Exact Clustering of Weighted Graphs via Semidefinite Programming
Aleksis Pirinen, Brendan Ames; 20(30):1−34, 2019.
Abstract
As a model problem for clustering, we consider the densest $k$-disjoint-clique problem of partitioning a weighted complete graph into $k$ disjoint subgraphs such that the sum of the densities of these subgraphs is maximized. We establish that such subgraphs can be recovered from the solution of a particular semidefinite relaxation with high probability if the input graph is sampled from a distribution of clusterable graphs. Specifically, the semidefinite relaxation is exact if the graph consists of \(k\) large disjoint subgraphs, corresponding to clusters, with weight concentrated within these subgraphs, plus a moderate number of nodes not belonging to any cluster. Further, we establish that if noise is weakly obscuring these clusters, i.e, the between-cluster edges are assigned very small weights, then we can recover significantly smaller clusters.
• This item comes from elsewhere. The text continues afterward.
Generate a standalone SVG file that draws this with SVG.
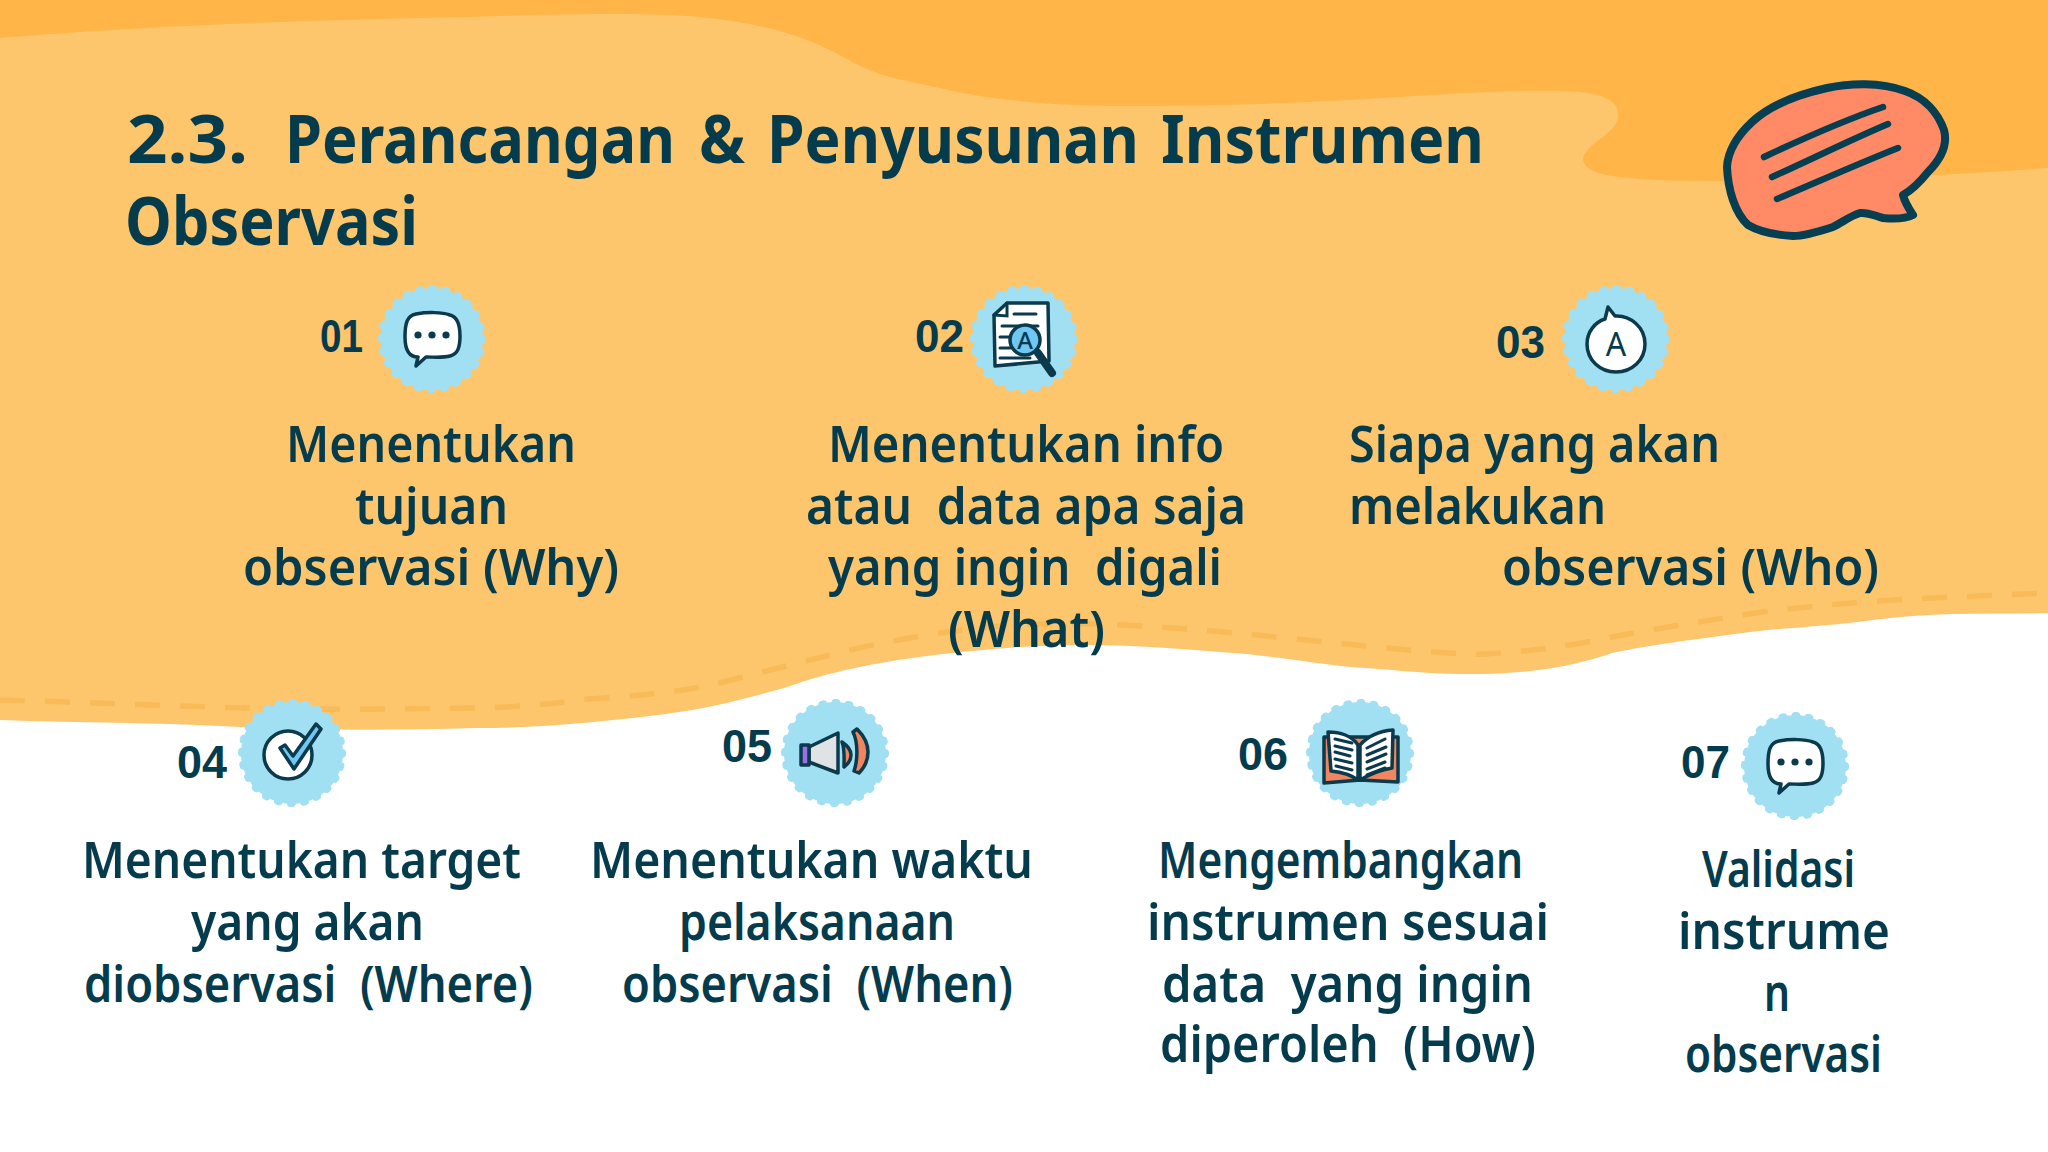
<svg xmlns="http://www.w3.org/2000/svg" width="2048" height="1152" viewBox="0 0 2048 1152">
<style>
text{font-family:"Noto Sans","Open Sans",sans-serif;fill:#043B4D;white-space:pre}
.t{font-size:66px;font-weight:700}
.l{font-size:50px;font-weight:600}
.n{font-family:"Liberation Sans",Arial,sans-serif;font-size:46px;font-weight:700}
.ic{stroke:#0A3A4C;stroke-width:3.5;stroke-linejoin:round;stroke-linecap:round}
.ln{fill:none;stroke:#0A3A4C;stroke-width:3;stroke-linecap:round}
</style>
<defs>
<g id="badge">
<circle r="51" fill="#A1E0F2"/>
<circle r="50" fill="none" stroke="#A1E0F2" stroke-width="8" stroke-linecap="round" stroke-dasharray="1 12.09"/>
</g>
<g id="chat">
<path class="ic" fill="#fff" d="M-16-25C-5-27 10-27 18-24C26-22 28-14 28-3C28 8 26 15 18 17C10 19 2 18-6 18L-16 27L-14 18C-22 18-27 12-27-2C-27-16-25-23-16-25Z"/>
<circle cx="-14" cy="-4" r="3.6" fill="#0A3A4C"/><circle cx="0" cy="-4" r="3.6" fill="#0A3A4C"/><circle cx="14" cy="-4" r="3.6" fill="#0A3A4C"/>
</g>
</defs>
<rect width="2048" height="1152" fill="#fff"/>
<g id="background">
<path fill="#FFB547" d="M0 0H2048V300H0Z"/>
<path fill="#FEC66C" d="M0 38C150 25 320 20 470 17C560 14 650 12 700 17C770 24 810 38 849 60C880 78 905 80 940 88C980 98 1040 106 1136 106C1210 106 1290 104 1400 97C1470 92 1530 90 1565 91C1600 93 1620 98 1618 118C1614 135 1588 142 1583 158C1583 172 1605 176 1630 178C1660 181 1690 181 1725 181C1820 181 1940 176 2048 168V613C1990 614 1930 612 1873 620C1820 627 1780 628 1743 633C1690 640 1650 645 1612 653C1580 664 1540 674 1468 674C1420 674 1390 669 1351 667C1310 663 1270 655 1220 652C1170 648 1130 645 1090 645C1040 645 1000 648 960 652C890 660 840 668 784 688C740 700 710 708 666 714C600 722 540 728 477 728C400 730 320 731 242 727C150 722 80 723 0 720Z"/>
<path fill="none" stroke="#F9BA58" stroke-width="5.5" stroke-dasharray="25 20" d="M0 700C80 702 170 706 242 708C330 710 400 709 477 708C520 707 550 704 588 699C640 696 680 692 719 683C770 670 810 660 850 650C885 642 920 636 947 632C1000 624 1060 622 1122 625C1180 628 1230 632 1285 638C1350 644 1400 650 1449 653C1480 655 1490 654 1501 653C1540 650 1575 645 1612 637C1660 628 1710 620 1762 612C1810 606 1850 603 1893 600C1950 597 2000 595 2048 593"/>
</g>
<g id="title">
<text class="t" y="163"><tspan x="127" textLength="121" lengthAdjust="spacingAndGlyphs">2.3.</tspan> <tspan x="285" textLength="390" lengthAdjust="spacingAndGlyphs">Perancangan</tspan> <tspan x="699" textLength="46" lengthAdjust="spacingAndGlyphs">&amp;</tspan> <tspan x="767" textLength="372" lengthAdjust="spacingAndGlyphs">Penyusunan</tspan> <tspan x="1161" textLength="323" lengthAdjust="spacingAndGlyphs">Instrumen</tspan></text>
<text class="t" x="125" y="245" textLength="293" lengthAdjust="spacingAndGlyphs">Observasi</text>
</g>
<g id="speech-bubble">
<path fill="#FF8A65" stroke="#063F52" stroke-width="8" stroke-linejoin="round" d="M1727 167C1728 150 1738 135 1752 122C1770 105 1800 94 1827 88C1850 83 1880 82 1905 91C1925 98 1938 113 1944 130C1948 145 1940 160 1928 172C1920 182 1912 190 1903 195C1905 203 1909 209 1913 215C1905 219 1893 219 1883 218C1875 216 1868 212 1860 213C1850 216 1843 222 1833 227C1818 232 1805 236 1793 236C1775 235 1760 232 1748 225C1735 213 1728 190 1727 167Z"/>
<path fill="none" stroke="#063F52" stroke-width="6.5" stroke-linecap="round" d="M1764 157C1800 140 1845 120 1883 107M1772 177C1810 160 1850 140 1888 124M1777 199C1815 183 1860 163 1898 148"/>
</g>
<g id="node-01">
<use href="#badge" x="432" y="339"/><use href="#chat" x="432" y="339"/>
<text class="n" x="320" y="352" textLength="43" lengthAdjust="spacingAndGlyphs">01</text>
<text class="l" x="286" y="462" textLength="290" lengthAdjust="spacingAndGlyphs">Menentukan</text>
<text class="l" x="355" y="524" textLength="153" lengthAdjust="spacingAndGlyphs">tujuan</text>
<text class="l" x="243" y="585" textLength="376" lengthAdjust="spacingAndGlyphs">observasi (Why)</text>
</g>
<g id="node-02">
<use href="#badge" x="1024" y="339"/>
<path class="ic" fill="#fff" d="M1007 303L1048 303L1049 361L995 366L994 315Z"/>
<path class="ln" d="M1007 303L1007 316L994 315M1014 314H1036M1002 326H1038M1000 337H1010M1000 348H1010M1000 358H1030"/>
<path fill="none" stroke="#0A3A4C" stroke-width="8" stroke-linecap="round" d="M1038 353L1052 373"/>
<circle class="ic" cx="1025" cy="340" r="15" fill="#6FC7F2"/>
<text x="1025" y="349" text-anchor="middle" style="font-size:24px;font-weight:500">A</text>
<text class="n" x="915" y="352" textLength="49" lengthAdjust="spacingAndGlyphs">02</text>
<text class="l" x="828" y="462" textLength="396" lengthAdjust="spacingAndGlyphs">Menentukan info</text>
<text class="l" x="806" y="524" textLength="440" lengthAdjust="spacingAndGlyphs">atau  data apa saja</text>
<text class="l" x="828" y="585" textLength="394" lengthAdjust="spacingAndGlyphs">yang ingin  digali</text>
<text class="l" x="948" y="647" textLength="157" lengthAdjust="spacingAndGlyphs">(What)</text>
</g>
<g id="node-03">
<use href="#badge" x="1616" y="339"/>
<path class="ic" fill="#fff" stroke-width="3" d="M1605 319L1608 307L1615 316C1630 315 1645 327 1645 344C1645 360 1632 372 1616 372C1600 372 1587 360 1587 344C1587 332 1595 322 1605 319Z"/>
<text x="1616" y="356" text-anchor="middle" style="font-size:32px;font-weight:400">A</text>
<text class="n" x="1496" y="358" textLength="49" lengthAdjust="spacingAndGlyphs">03</text>
<text class="l" x="1349" y="462" textLength="371" lengthAdjust="spacingAndGlyphs">Siapa yang akan</text>
<text class="l" x="1349" y="524" textLength="257" lengthAdjust="spacingAndGlyphs">melakukan</text>
<text class="l" x="1502" y="585" textLength="377" lengthAdjust="spacingAndGlyphs">observasi (Who)</text>
</g>
<g id="node-04">
<use href="#badge" x="292" y="753"/>
<circle class="ic" cx="288" cy="755" r="24" fill="#fff"/>
<path class="ic" fill="#6FC7F2" stroke-width="3" d="M280 748L285 745L293 756L316 724L321 729L294 769Z"/>
<text class="n" x="177" y="778" textLength="50" lengthAdjust="spacingAndGlyphs">04</text>
<text class="l" x="82" y="878" textLength="439" lengthAdjust="spacingAndGlyphs">Menentukan target</text>
<text class="l" x="191" y="940" textLength="233" lengthAdjust="spacingAndGlyphs">yang akan</text>
<text class="l" x="84" y="1002" textLength="449" lengthAdjust="spacingAndGlyphs">diobservasi  (Where)</text>
</g>
<g id="node-05">
<use href="#badge" x="835" y="753"/>
<path class="ic" stroke-width="2.5" fill="#E0E3E3" d="M809 747L838 733V773L809 762Z"/>
<rect class="ic" stroke-width="2.5" x="801" y="745" width="8" height="20" fill="#9C6FE8"/>
<path class="ic" stroke-width="2.5" fill="#F08560" d="M842 742C848 746 851 750 851 755C851 760 848 764 844 767C844 758 845 750 842 742Z"/>
<path class="ic" stroke-width="2.5" fill="#F08560" d="M857 729C864 736 868 745 868 752C868 760 864 768 859 773L854 771C858 760 858 742 853 732Z"/>
<text class="n" x="722" y="762" textLength="50" lengthAdjust="spacingAndGlyphs">05</text>
<text class="l" x="590" y="878" textLength="443" lengthAdjust="spacingAndGlyphs">Menentukan waktu</text>
<text class="l" x="679" y="940" textLength="276" lengthAdjust="spacingAndGlyphs">pelaksanaan</text>
<text class="l" x="622" y="1002" textLength="391" lengthAdjust="spacingAndGlyphs">observasi  (When)</text>
</g>
<g id="node-06">
<use href="#badge" x="1360" y="753"/>
<path class="ic" stroke-width="2.5" fill="#F08560" d="M1324 737H1398V782L1360 780L1324 783Z"/>
<path class="ic" stroke-width="2.5" fill="#fff" d="M1328 732C1340 732 1352 736 1358 745V780C1350 774 1340 772 1331 771Z"/>
<path class="ic" stroke-width="2.5" fill="#fff" d="M1393 730C1380 731 1368 736 1360 745L1360 780C1370 774 1380 770 1392 768Z"/>
<path class="ln" d="M1335 739L1352 743M1335 746L1352 750M1335 752L1350 756M1335 759L1352 763M1336 766L1352 770M1367 748L1385 739M1367 755L1386 747M1367 762L1386 754M1367 769L1385 762M1367 775L1385 768"/>
<text class="n" x="1238" y="770" textLength="50" lengthAdjust="spacingAndGlyphs">06</text>
<text class="l" x="1158" y="878" textLength="365" lengthAdjust="spacingAndGlyphs">Mengembangkan</text>
<text class="l" x="1147" y="940" textLength="402" lengthAdjust="spacingAndGlyphs">instrumen sesuai</text>
<text class="l" x="1162" y="1002" textLength="371" lengthAdjust="spacingAndGlyphs">data  yang ingin</text>
<text class="l" x="1160" y="1062" textLength="376" lengthAdjust="spacingAndGlyphs">diperoleh  (How)</text>
</g>
<g id="node-07">
<use href="#badge" x="1795" y="766"/><use href="#chat" x="1795" y="766"/>
<text class="n" x="1681" y="778" textLength="49" lengthAdjust="spacingAndGlyphs">07</text>
<text class="l" x="1702" y="887" textLength="153" lengthAdjust="spacingAndGlyphs">Validasi</text>
<text class="l" x="1678" y="949" textLength="212" lengthAdjust="spacingAndGlyphs">instrume</text>
<text class="l" x="1764" y="1011" textLength="26" lengthAdjust="spacingAndGlyphs">n</text>
<text class="l" x="1685" y="1072" textLength="197" lengthAdjust="spacingAndGlyphs">observasi</text>
</g>
</svg>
For example, we show that in approximately sparse graphs, where the between-cluster weights tend to zero as the size $n$ of the graph tends to infinity, we can recover clusters of size polylogarithmic in $n$ under certain conditions on the distribution of edge weights. Empirical evidence from numerical simulations is also provided to support these theoretical phase transitions to perfect recovery of the cluster structure.